In our current state of discourse where every issue is highly politicized, an oft-repeated mantra is that “we'd all be better off if only we had government-run health care.” Make no mistake, private insurers pay a large portion of the bill, but the government does run health care. But look at what works and what doesn't in our current health care system, and the parts that might be classified as disasters can usually be traced to one source: the government.
The United States has a critical shortage of physicians. Who determines how many physicians are trained each year to provide supply to meet demand? The government. Specifically, there is a national shortage of primary care physicians. Why aren't there more primary care physicians? Because the government's payment system dissuades new physicians from going into primary care.
If you've wondered why your doctor now stares at the computer while you talk, creating a disconnect that harms the doctor-patient relationship and disenfranchises patients, thank the government. The thousands of mouse clicks doctors make every shift, the inordinate amount of time doctors spend on the computer, and the decrease in efficiency caused by electronic medical records are all courtesy of government mandates.
The government is now trying to reject the evils of the fee-for-service system, but it's the government's system, replete with ridiculous rules of reimbursement that have little to do with medicine, fairness, or common sense.
Most of us pay a pretty penny for an ED visit, and the government has made co-pays illegal for Medicaid patients, encouraging them to come to the emergency department for a pregnancy test rather than buying one in their local drug store. It also encourages them to bring their child to the ED so they can get a prescription for a bottle of Children's Tylenol rather than paying for it out of pocket.
The government has publicly blamed emergency physicians in my state of Washington for the abuse of emergency departments by Medicaid patients. The irony is that the federal government requires emergency departments to see everyone who comes to the ED, and the state government blames us for seeing them. Want more irony? Despite the state's “ER is for Emergencies” campaign, when the government wants something done that is clearly not an emergency, such as a routine physical on a child taken into state custody, where do they send these patients for nonemergent care? That's right: the emergency department.

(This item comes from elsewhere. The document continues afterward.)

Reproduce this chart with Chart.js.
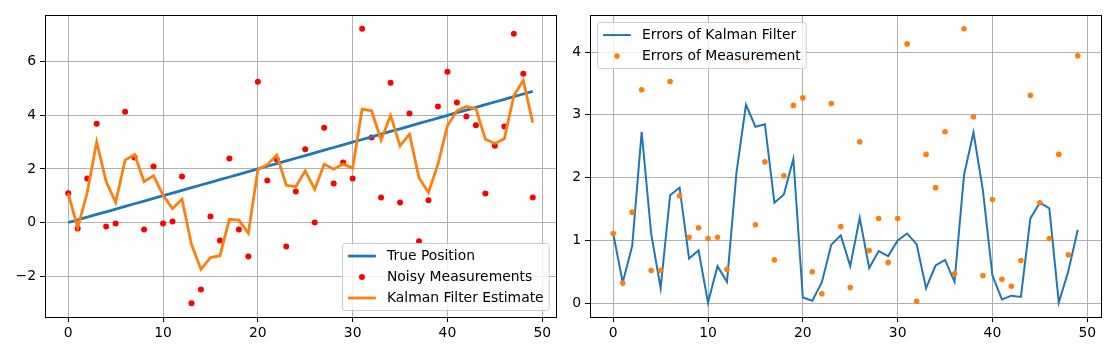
<!DOCTYPE html>
<html><head><meta charset="utf-8">
<script src="https://cdn.jsdelivr.net/npm/chart.js@4"></script>
<style>
html,body{margin:0;padding:0;background:#fff;}
#wrap{position:relative;width:1116px;height:356px;overflow:hidden;background:#fff;}
canvas{position:absolute;top:0;}
</style></head><body>
<div id="wrap">
<canvas id="c1" width="560" height="356" style="left:0;width:560px;height:356px"></canvas>
<canvas id="c2" width="556" height="356" style="left:560px;width:556px;height:356px"></canvas>
</div>
<script>
// ---------- data ----------
const steps = [0,1,2,3,4,5,6,7,8,9,10,11,12,13,14,15,16,17,18,19,20,21,22,23,24,25,26,27,28,29,30,31,32,33,34,35,36,37,38,39,40,41,42,43,44,45,46,47,48,49];
const truePosition = [0.0,0.1,0.2,0.3,0.4,0.5,0.6,0.7,0.8,0.9,1.0,1.1,1.2,1.3,1.4,1.5,1.6,1.7,1.8,1.9,2.0,2.1,2.2,2.3,2.4,2.5,2.6,2.7,2.8,2.9,3.0,3.1,3.2,3.3,3.4,3.5,3.6,3.7,3.8,3.9,4.0,4.1,4.2,4.3,4.4,4.5,4.6,4.7,4.8,4.9];
const noisyMeasurements = [1.09,-0.22,1.64,3.69,-0.15,-0.04,4.14,2.43,-0.26,2.09,-0.04,0.04,1.72,-3.02,-2.50,0.22,-0.67,2.39,-0.26,-1.27,5.26,1.57,2.35,-0.90,1.16,2.74,0.00,3.54,1.46,2.24,1.64,7.24,3.17,0.93,5.22,0.75,4.07,-0.70,0.83,4.33,5.63,4.48,3.96,3.63,1.08,2.87,3.59,7.05,5.56,0.93];
const kalmanEstimate = [1.09,-0.20,1.11,3.01,1.53,0.75,2.33,2.54,1.53,1.75,1.02,0.52,0.87,-0.82,-1.75,-1.31,-1.24,0.12,0.09,-0.40,1.97,2.16,2.52,1.39,1.34,1.93,1.24,2.18,1.99,2.18,2.03,4.23,4.17,3.08,4.00,2.86,3.30,1.67,1.12,2.18,3.61,4.17,4.33,4.25,3.11,2.95,3.13,4.73,5.31,3.73];
const kalmanErrors = [1.11,0.33,0.91,2.73,1.11,0.24,1.72,1.84,0.71,0.84,0.01,0.59,0.34,2.08,3.16,2.81,2.85,1.60,1.73,2.30,0.09,0.04,0.33,0.93,1.08,0.59,1.36,0.56,0.83,0.75,1.00,1.11,0.94,0.24,0.60,0.69,0.34,2.04,2.72,1.79,0.44,0.06,0.12,0.10,1.35,1.60,1.51,0.01,0.51,1.17];
const measurementErrors = [1.11,0.32,1.45,3.40,0.52,0.52,3.53,1.71,1.05,1.20,1.03,1.05,0.54,4.28,3.85,1.25,2.25,0.69,2.03,3.15,3.27,0.50,0.15,3.18,1.22,0.25,2.57,0.84,1.35,0.65,1.35,4.13,0.03,2.37,1.84,2.73,0.47,4.37,2.97,0.44,1.65,0.38,0.27,0.68,3.31,1.60,1.03,2.37,0.77,3.94];
const xTicks = [0,10,20,30,40,50];
const leftYTicks = [-2,0,2,4,6];
const rightYTicks = [0,1,2,3,4];

// ---------- helpers ----------
const FONT_FAMILY = '"DejaVu Sans", "Liberation Sans", sans-serif';
const FS = 13.9;
const BLUE = '#1f77b4', ORANGE = '#ff7f0e', RED = '#ff0000';
const pts = (ys) => steps.map((x, i) => ({x: x, y: ys[i]}));
const fmt = (v) => (v < 0 ? '\u2212' + Math.abs(v) : String(v));

function axis(min, max, ticks, fitProp, fitVal, pad) {
  return {
    type: 'linear', min: min, max: max,
    afterBuildTicks: (s) => { s.ticks = ticks.map(v => ({value: v})); },
    afterFit: (s) => { s[fitProp] = fitVal; },
    grid: { color: '#b0b0b0', lineWidth: 1, drawTicks: true, tickLength: 5, tickColor: '#000', tickWidth: 1 },
    border: { display: false },
    ticks: { color: '#000', font: { family: FONT_FAMILY, size: FS }, padding: pad, maxRotation: 0, autoSkip: false,
             callback: (v) => fmt(v) }
  };
}

const framePlugin = {
  id: 'mplFrame',
  afterDatasetsDraw(chart) {
    const a = chart.chartArea, ctx = chart.ctx;
    ctx.save();
    ctx.strokeStyle = '#000'; ctx.lineWidth = 1;
    ctx.strokeRect(a.left + 0.5, a.top + 0.5, a.right - a.left, a.bottom - a.top);
    ctx.restore();
  }
};

const legendPlugin = {
  id: 'mplLegend',
  afterDraw(chart, args, opts) {
    if (!opts || !opts.items) return;
    const ctx = chart.ctx, a = chart.chartArea;
    const pad = 0.4 * FS, space = 0.5 * FS, hl = 2 * FS, htp = 0.8 * FS, bap = 0.5 * FS, rowH = 14;
    ctx.save();
    ctx.font = FS + 'px ' + FONT_FAMILY;
    let tw = 0;
    opts.items.forEach(it => { tw = Math.max(tw, ctx.measureText(it.label).width); });
    const w = pad * 2 + hl + htp + tw;
    const h = pad * 2 + opts.items.length * rowH + (opts.items.length - 1) * space;
    let x0, y0;
    if (opts.loc === 'lower right') { x0 = a.right - bap - w; y0 = a.bottom - bap - h; }
    else { x0 = a.left + bap; y0 = a.top + bap; }
    x0 = Math.round(x0) + 0.5; y0 = Math.round(y0) + 0.5;
    const r = 0.2 * FS;
    ctx.beginPath();
    ctx.moveTo(x0 + r, y0);
    ctx.lineTo(x0 + w - r, y0); ctx.quadraticCurveTo(x0 + w, y0, x0 + w, y0 + r);
    ctx.lineTo(x0 + w, y0 + h - r); ctx.quadraticCurveTo(x0 + w, y0 + h, x0 + w - r, y0 + h);
    ctx.lineTo(x0 + r, y0 + h); ctx.quadraticCurveTo(x0, y0 + h, x0, y0 + h - r);
    ctx.lineTo(x0, y0 + r); ctx.quadraticCurveTo(x0, y0, x0 + r, y0);
    ctx.closePath();
    ctx.fillStyle = 'rgba(255,255,255,0.8)'; ctx.fill();
    ctx.strokeStyle = '#cccccc'; ctx.lineWidth = 1; ctx.stroke();
    opts.items.forEach((it, i) => {
      const cy = y0 + pad + rowH / 2 + i * (rowH + space);
      const hx = x0 + pad;
      if (it.type === 'line') {
        ctx.beginPath(); ctx.moveTo(hx, cy); ctx.lineTo(hx + hl, cy);
        ctx.strokeStyle = it.color; ctx.lineWidth = it.width; ctx.stroke();
      } else {
        ctx.beginPath(); ctx.arc(hx + hl / 2, cy, it.radius, 0, Math.PI * 2);
        ctx.fillStyle = it.color; ctx.fill();
      }
      ctx.fillStyle = '#000'; ctx.textBaseline = 'middle'; ctx.textAlign = 'left';
      ctx.fillText(it.label, hx + hl + htp, cy + 0.5);
    });
    ctx.restore();
  }
};

const common = {
  responsive: false, animation: false, devicePixelRatio: 1,
  plugins: { legend: { display: false }, tooltip: { enabled: false } },
  elements: { line: { tension: 0 } }
};

// ---------- left chart ----------
new Chart(document.getElementById('c1'), {
  type: 'line',
  data: { datasets: [
    { label: 'True Position', data: pts(truePosition), borderColor: BLUE, borderWidth: 2.8, pointRadius: 0, order: 2, fill: false },
    { label: 'Noisy Measurements', data: pts(noisyMeasurements), showLine: false, pointRadius: 3, pointBorderWidth: 0, pointBackgroundColor: RED, borderColor: RED, order: 3 },
    { label: 'Kalman Filter Estimate', data: pts(kalmanEstimate), borderColor: ORANGE, borderWidth: 2.8, pointRadius: 0, order: 1, fill: false }
  ]},
  options: Object.assign({}, common, {
    layout: { padding: { left: 0, top: 15, right: 4, bottom: 0 } },
    scales: {
      x: axis(-2.45, 51.45, xTicks, 'height', 39, 3),
      y: axis(-3.53, 7.75, leftYTicks, 'width', 45, 4)
    },
    plugins: { legend: { display: false }, tooltip: { enabled: false },
      mplLegend: { loc: 'lower right', items: [
        { type: 'line', color: BLUE, width: 2.8, label: 'True Position' },
        { type: 'dot', color: RED, radius: 3, label: 'Noisy Measurements' },
        { type: 'line', color: ORANGE, width: 2.8, label: 'Kalman Filter Estimate' }
      ]}
    }
  }),
  plugins: [framePlugin, legendPlugin]
});

// ---------- right chart ----------
new Chart(document.getElementById('c2'), {
  type: 'line',
  data: { datasets: [
    { label: 'Errors of Kalman Filter', data: pts(kalmanErrors), borderColor: BLUE, borderWidth: 2, pointRadius: 0, order: 2, fill: false },
    { label: 'Errors of Measurement', data: pts(measurementErrors), showLine: false, pointRadius: 2.8, pointBorderWidth: 0, pointBackgroundColor: ORANGE, borderColor: ORANGE, order: 1 }
  ]},
  options: Object.assign({}, common, {
    layout: { padding: { left: 0, top: 15, right: 15, bottom: 0 } },
    scales: {
      x: axis(-2.45, 51.45, xTicks, 'height', 39, 3),
      y: axis(-0.22, 4.59, rightYTicks, 'width', 30, 4)
    },
    plugins: { legend: { display: false }, tooltip: { enabled: false },
      mplLegend: { loc: 'upper left', items: [
        { type: 'line', color: BLUE, width: 2, label: 'Errors of Kalman Filter' },
        { type: 'dot', color: ORANGE, radius: 2.8, label: 'Errors of Measurement' }
      ]}
    }
  }),
  plugins: [framePlugin, legendPlugin]
});
</script>
</body></html>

Americans pay more for the same prescription drugs than any other country because the government has failed to control drug costs as most other countries have.
As all of us in emergency medicine know, the biggest problem facing most emergency departments is a lack of inpatient beds in hospitals. Who decides how many inpatient beds are available? In large part, the government does. Mental health capacity is even worse, with state and federal governments largely responsible for inpatient bed availability and funding, both of which are dangerously lacking.
The federal government enacted EMTALA legislation in 1986 that required emergency departments to screen and stabilize all patients regardless of their ability to pay. Since then, nearly a quarter of all emergency departments have closed while the number of ED visits has skyrocketed for 30 years, putting tremendous stress on emergency departments, hospitals, and providers. EMTALA requires emergency physicians to provide a staggering amount of uncompensated care, a policy that would not be tolerated were it thrust on any other profession.
The government establishes “quality measures” that far too often are not founded in evidence-based medicine and do not improve quality of care. The burden of regulatory compliance has suffocated the health care profession, encouraging consolidation and the movement of medical practices from being privately-owned to hospital-owned, resulting in decreased efficiency and competition and increased costs.
Prescription drug abuse has become the greatest public health threat in our country. Doctors are blamed for overprescribing powerful narcotic pain medications, but this is the direct result of government intervention in health care. The government determined that doctors were horrible at managing pain (to be fair, we were pretty bad at it), and required that pain be measured as a “vital sign” for every patient. The government also measures doctors and hospitals on how quickly patients get pain medication. The government equates patient satisfaction with quality, and intends to punish hospitals financially for low satisfaction scores, knowing that a patient unhappy about being denied pain medication will make patient satisfaction scores suffer. It should surprise no one that doctors responded to these pressures by prescribing more pain medications to be considered “good doctors” by government standards, undeniably contributing to the current epidemic.
The government has refused to pass meaningful tort reform to ensure that doctors who do the right thing yet end up with a bad outcome — something that happens in medicine and in life — aren't held legally and financially responsible.
Many doctors won't accept or treat Medicaid patients. Why? Because the government refuses to pay fair rates for their services, so those with a choice in the matter frequently opt out. Populations under the relatively complete care of the government, such as those in the VA and Medicaid systems, frequently receive substandard care.
All of these facts are contributing to a disturbingly high physician burnout rate, with more than half of U.S. doctors experiencing burnout during their careers.
By almost any public health measure, the United States lags far behind most of the civilized world, while paying far more for health care than any other country.